- by theguardian
- 21 Sep 2023
Mike Lindell was full of passionate intensity. Wandering the white and gold ballroom of the Mar-a-Lago estate in Florida, the mustachioed pillow-maker predicted that Donald Trump's candidacy for the White House would clear the Republican field.
"After he announces today, I think [Florida governor] Ron DeSantis will end up just endorsing him," Lindell, a rabid Trump cheerleader and conspiracy theorist, told the Guardian early on Tuesday evening. "I can't imagine anybody wasting the time, effort and money of the people. We need to unite our country and there's only man who can do that and he'll be up on that stage. Period."
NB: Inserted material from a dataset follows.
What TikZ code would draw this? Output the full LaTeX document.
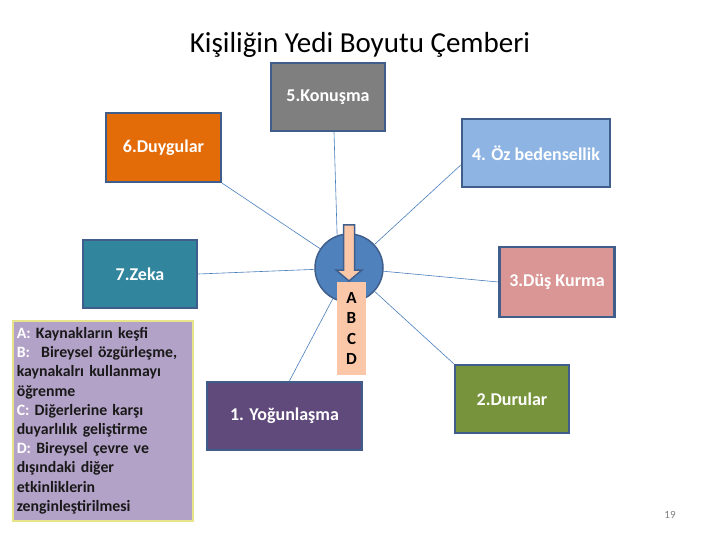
\documentclass[tikz,border=0pt]{standalone}
\usepackage{fontspec}
\setmainfont{Carlito}
\usepackage{xcolor}
\usepackage{tikz}
\usetikzlibrary{positioning}

\definecolor{frame}{HTML}{3F5E8C}
\definecolor{linkblue}{HTML}{4A7EBB}
\definecolor{konusma}{HTML}{7F7F7F}
\definecolor{duygular}{HTML}{E36C09}
\definecolor{oz}{HTML}{8EB4E3}
\definecolor{zeka}{HTML}{31859C}
\definecolor{dus}{HTML}{D99694}
\definecolor{durular}{HTML}{77933C}
\definecolor{yogun}{HTML}{604A7B}
\definecolor{legendfill}{HTML}{B3A2C7}
\definecolor{legendedge}{HTML}{E8E48A}
\definecolor{core}{HTML}{4F81BD}
\definecolor{peach}{HTML}{FAC8A8}

\begin{document}
\begin{tikzpicture}[y=-1pt,x=1pt,
	box/.style={draw=frame, line width=2.5pt, minimum height=68pt, text=white,
		font=\bfseries\fontsize{18}{21}\selectfont},
	link/.style={draw=linkblue, line width=0.6pt}]
	\useasboundingbox (0,0) rectangle (720,540);

	\node[font=\fontsize{29}{34}\selectfont] (title) at (360,45) {Kişiliğin Yedi Boyutu Çemberi};

	% the seven boxes
	\node[box, fill=konusma, minimum width=114pt] (kon) at (328,97) {5.Konuşma};
	\node[box, fill=duygular, minimum width=115pt, minimum height=69pt] (duy) at (163.5,147.5) {6.Duygular};
	\node[box, fill=oz, minimum width=148pt] (oz) at (536,153) {4. Öz bedensellik};
	\node[box, fill=zeka, minimum width=114pt] (zeka) at (140,274) {7.Zeka};
	\node[box, fill=dus, minimum width=115pt, minimum height=70pt] (dus) at (557,282) {3.Düş Kurma};
	\node[box, fill=durular, minimum width=114pt] (dur) at (512,399) {2.Durular};
	\node[box, fill=yogun, minimum width=155pt] (yog) at (284.5,416) {1. Yoğunlaşma};

	% centre circle
	\node[circle, draw=frame, line width=1.5pt, fill=core, minimum size=68pt, inner sep=0pt] (circ) at (349,268) {};

	\draw[link] ([xshift=6pt]kon.south) -- (circ.110);
	\draw[link] (duy.south east) -- (circ);
	\draw[link] ([yshift=-12pt]oz.west) -- (circ);
	\draw[link] (zeka.east) -- (circ);
	\draw[link] (dus.west) -- (circ);
	\draw[link] (dur.north west) -- (circ);
	\draw[link] ([xshift=5pt]yog.north) -- (circ);

	\node[fill=peach, minimum width=29pt, minimum height=93pt, inner sep=0pt, align=center,
		font=\bfseries\fontsize{17}{20.3}\selectfont] (abcd) at (351.5,328.5) {A\\B\\C\\D};
	\draw[draw=frame, line width=1.5pt, fill=peach, line join=miter]
		(343.5,225) -- (354.5,225) -- (354.5,270) -- (362,270) -- (349,281)
		-- (336,270) -- (343.5,270) -- cycle;

	% legend
	\node[draw=legendedge, line width=1.5pt, fill=legendfill, text width=172pt, minimum height=200pt,
		inner xsep=4pt, inner ysep=3pt, align=left, anchor=north west, text=black!90,
		font=\bfseries\fontsize{15.8}{19.2}\selectfont] (legend) at (12,320)
		{\textcolor{white}{A:} Kaynakların keşfi\\
		\textcolor{white}{B:}\hspace{6pt} Bireysel özgürleşme,\\
		kaynakalrı kullanmayı\\
		öğrenme\\
		\textcolor{white}{C:} Diğerlerine karşı\\
		duyarlılık geliştirme\\
		\textcolor{white}{D:} Bireysel çevre ve\\
		dışındaki diğer\\
		etkinliklerin\\
		zenginleştirilmesi};

	\node[text=gray, font=\fontsize{11}{13}\selectfont] (pagenum) at (670,515) {19};
\end{tikzpicture}
\end{document}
It did not work out that way.
In fact Trump's lethargic primetime speech beneath crystal chandeliers and the stars and stripes had the opposite effect, conveying the impression to many of a Yesterday's Man who has lost his swagger, more vulnerable than ever to DeSantis and other would-be challengers in 2024.
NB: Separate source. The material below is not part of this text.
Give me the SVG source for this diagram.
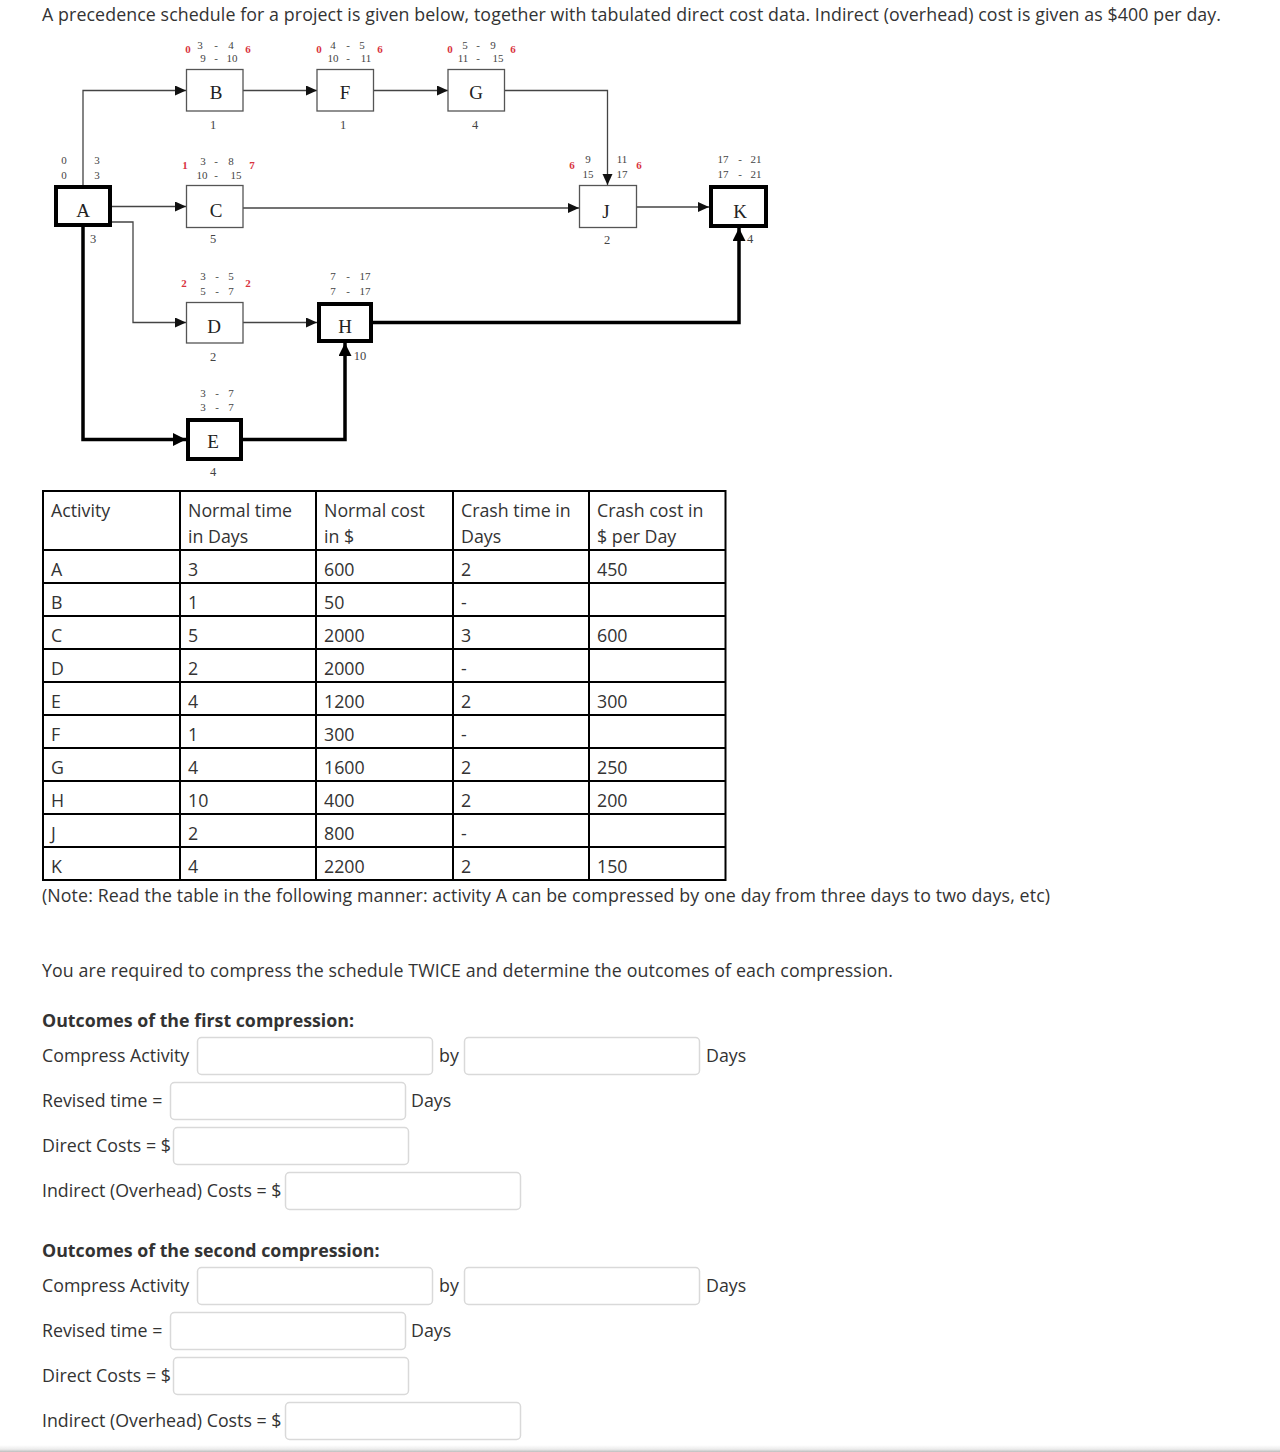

Far from a coronation, it also deepened what Democrats gleefully called "an all-out civil war" engulfing the Republican party in the wake of midterm elections where, despite economic discontent and historical headwinds, forecasts of a red wave were scaled down to a pink splash.
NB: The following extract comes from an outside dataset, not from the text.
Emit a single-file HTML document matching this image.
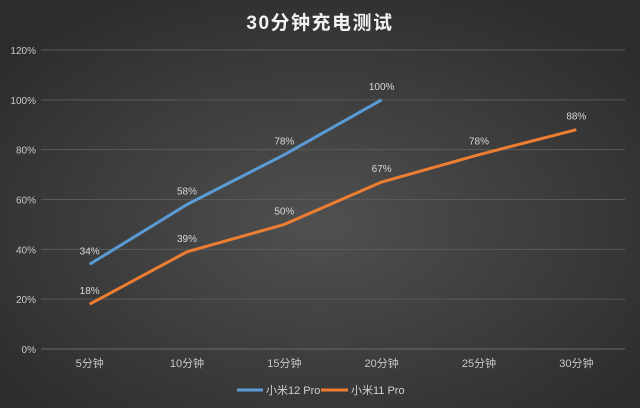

Republicans are now soul searching over how they lost a very winnable Senate and bracing for two tumultuous years in the House of Representatives, where their wafer-thin majority is likely to enflame divisions and empower the far right.
Many point the finger of blame at Trump and his false claims of voter fraud, noting the underperformance of candidates he endorsed for the Senate and the near total wipeout of election deniers who ran for statewide office.